RDAQ, Le Réseau de diffusion des archives du Québec.
 

Clin d’œil sur nos traditions

Le jeudi de la troisième semaine du carême, appelé mi-carême, est un autre jour où l'on peut momentanément mettre de côté la discipline du carême. Si l'origine de cette fête demeure obscure, la mi-carême est un jour de divertissement qui s'apparente à bien des égards au Mardi gras, notamment par la mascarade. Les deux fêtes appartiennent d'ailleurs au même cycle, celui du carnaval-carême. On a souvent dit de la mi-carême qu'elle était un redoublement du carnaval, spécifiquement des jours gras. Arrivant en plein milieu de la période du carême, la mi-carême permet d'échapper à l'atmosphère austère de privations et de pénitences.

Comme le carême est aujourd'hui moins rigoureux, «casser son carême» par des réjouissances collectives n'est plus nécessaire, ce qui explique la perte de vitesse de la mi-carême au Québec à partir des années 1950.

D'excellents témoignages nous montrent qu'avant cette période, la mi-carême est fêtée avec quelques variantes dans toutes les régions de la province comme la Beauce, au Saguenay, en Gaspésie, à Natashquan sur la Côte-Nord, dans Charlevoix, sur la Côte-Sud et dans le Bas Saint-Laurent. Elle aurait connu des temps forts au début du XXe siècle. Dans la plupart des régions, les festivités se concentrent alors sur une journée, mais dans certains cas, elles peuvent durer quelques jours, voire une semaine. Ce qui est commun à toutes les régions, c'est qu'on se prépare longtemps à l'avance pour fêter la mi-carême. Clandestinement, on met un soin et une ingéniosité à confectionner masques et déguisements qui servent à «courir» la mi-carême, c'est-à-dire à participer à la mascarade de maison en maison. La mascarade est surtout le lot des hommes et des jeunes célibataires. On dit d'ailleurs que c'est la fête des «jeunesses» qui ont besoin de se distraire, d'autant plus que les fréquentations sont souvent suspendues durant le carême. La mascarade leur donne l'occasion «d'aller voir les filles» incognito. Plus tard, les enfants, les hommes mariés et les femmes se joignent aux participants qu'on désigne aussi par le terme mi-carême.

Cette tradition est presque exclusivement rurale et se vit dans des petites communautés. De fabrication artisanale et parfois rudimentaire, les costumes sont simples mais conçus de manière à faire peur. Ils terrifient souvent les enfants. Le but du jeu est de ne pas se faire reconnaître. Il faut donc changer sa démarche, contrefaire sa voix, imiter quelqu'un d'autre du village pour mystifier ceux qui «reçoivent des mi-carêmes». La mascarade consiste en un groupe de personnes déguisées qui passent de porte en porte pour divertir les gens. À chaque maison, le groupe demande : «Recevez-vous des mi-carêmes ? ». S'ils sont admis, ils se promènent au centre de la pièce en chantant, en giguant et en dansant.

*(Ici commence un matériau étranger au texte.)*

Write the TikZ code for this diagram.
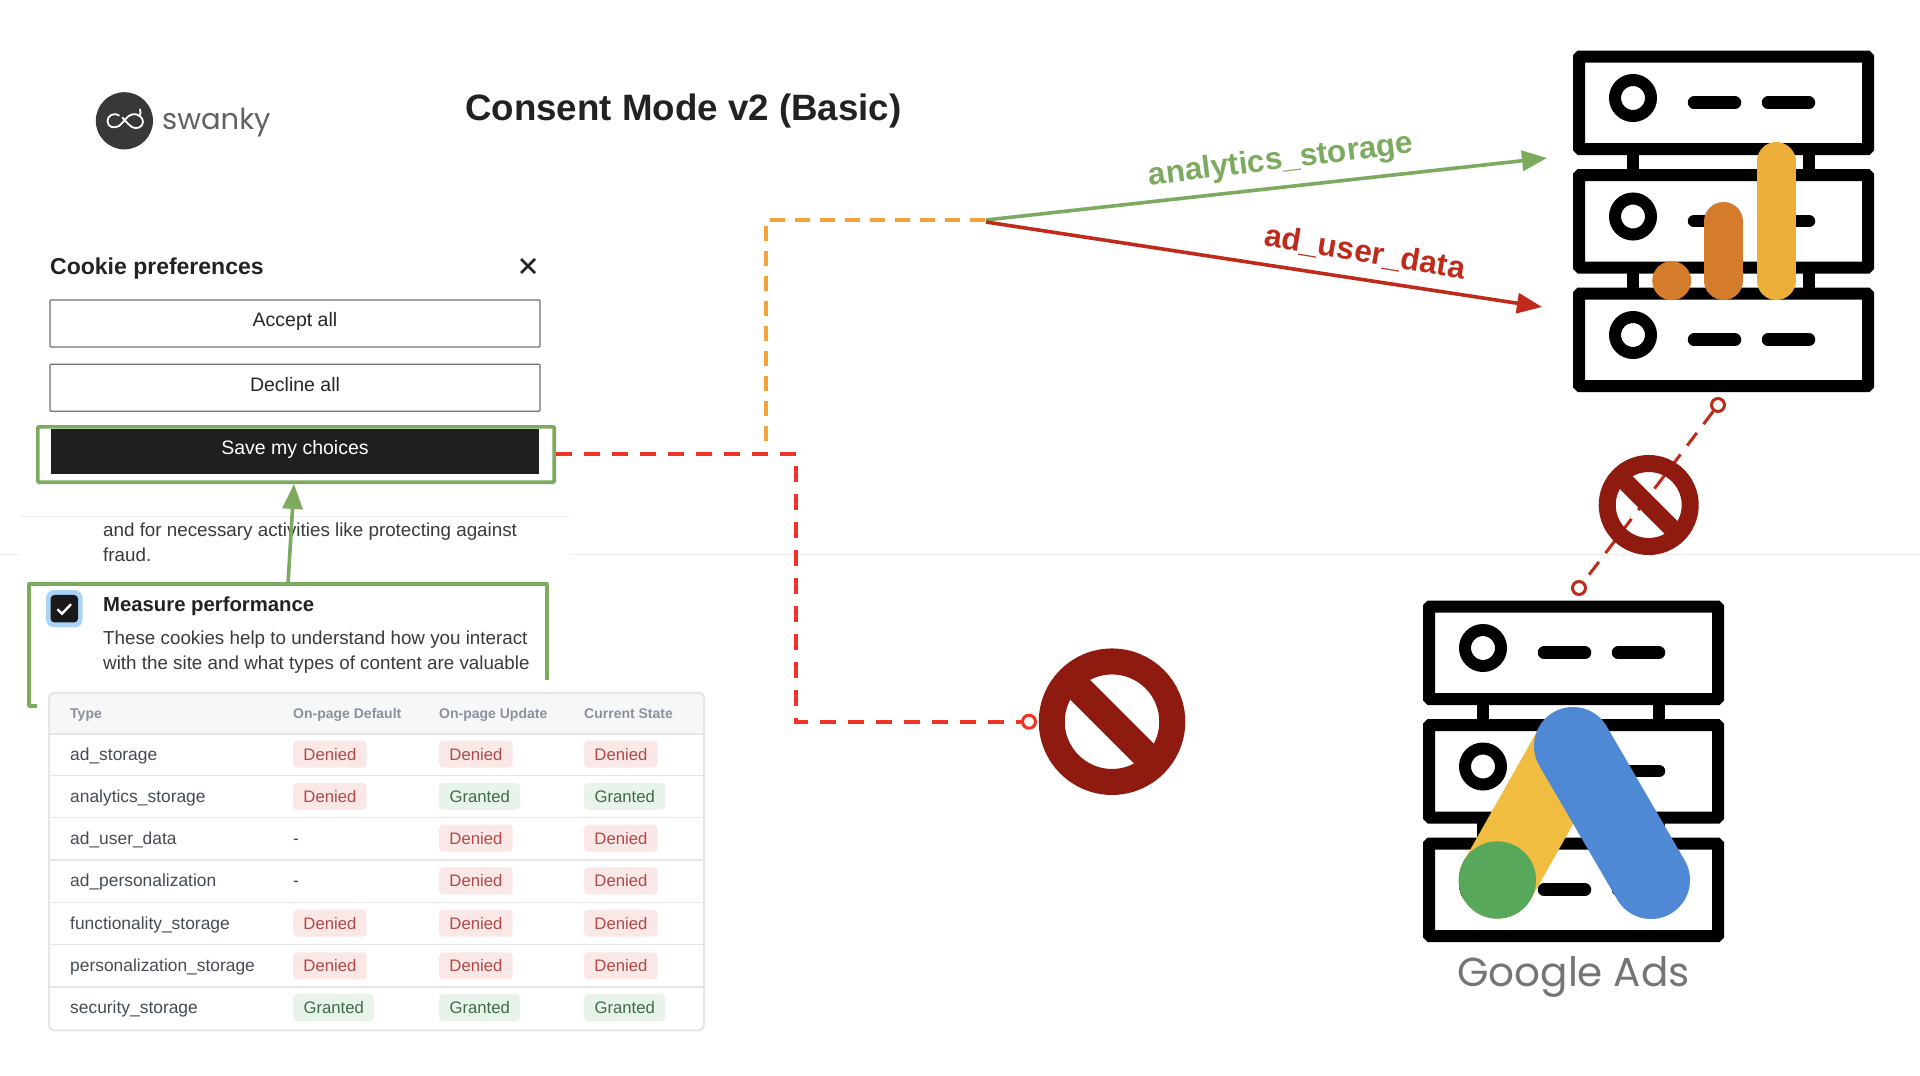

Les hôtes essaient de découvrir par toutes sortes de questions ou d'invectives qui se cache derrière le masque. Pour ceux qui sont découverts, la mascarade s'arrête là ; les autres poursuivent leur chemin vers une autre maison. Les visites se terminent la plupart du temps à un endroit où une veillée est préparée. Les mi-carêmes peuvent parfois passer trois fois la même soirée, en changeant d'accoutrement pour mieux mystifier leur public. Le divertissement de la mi-carême est l'occasion d'un grand nombre de secrets et de machinations inimaginables car le défi de passer inconnu auprès des gens qui nous connaissent intimement en est l'attrait principal. 

De nos jours, cette tradition est à peu près disparue mais certaines formes de mi-carême actualisées ont survécu à l'observance du carême. À Fatima aux Îles-de-la-Madeleine de même qu'à Chéticamp en Acadie, la coutume persiste. Transmise par les Acadiens, la mi-carême à Natashquan semble s'être conservée quoiqu'elle ait subi des modifications majeures depuis les années 1950.

À l'Île-aux-Coudres, la coutume occupe une place importante dans la programmation des Marsouineries, une pièce de théâtre qui relate le mode de vie des insulaires du début du siècle. Mais c'est à l'Île-aux-Grues, en face de Montmagny, que la tradition est reprise avec déploiement depuis 1975. C'est avec fierté que les insulaires s'affairent discrètement chaque année à la confection de costumes qui sont devenus plus sophistiqués. Les couturières attitrées de la mascarade conservent tous les accoutrements dans des endroits secrets jusqu'au soir des festivités où les gens de l'île viennent choisir leur costume et s'habiller.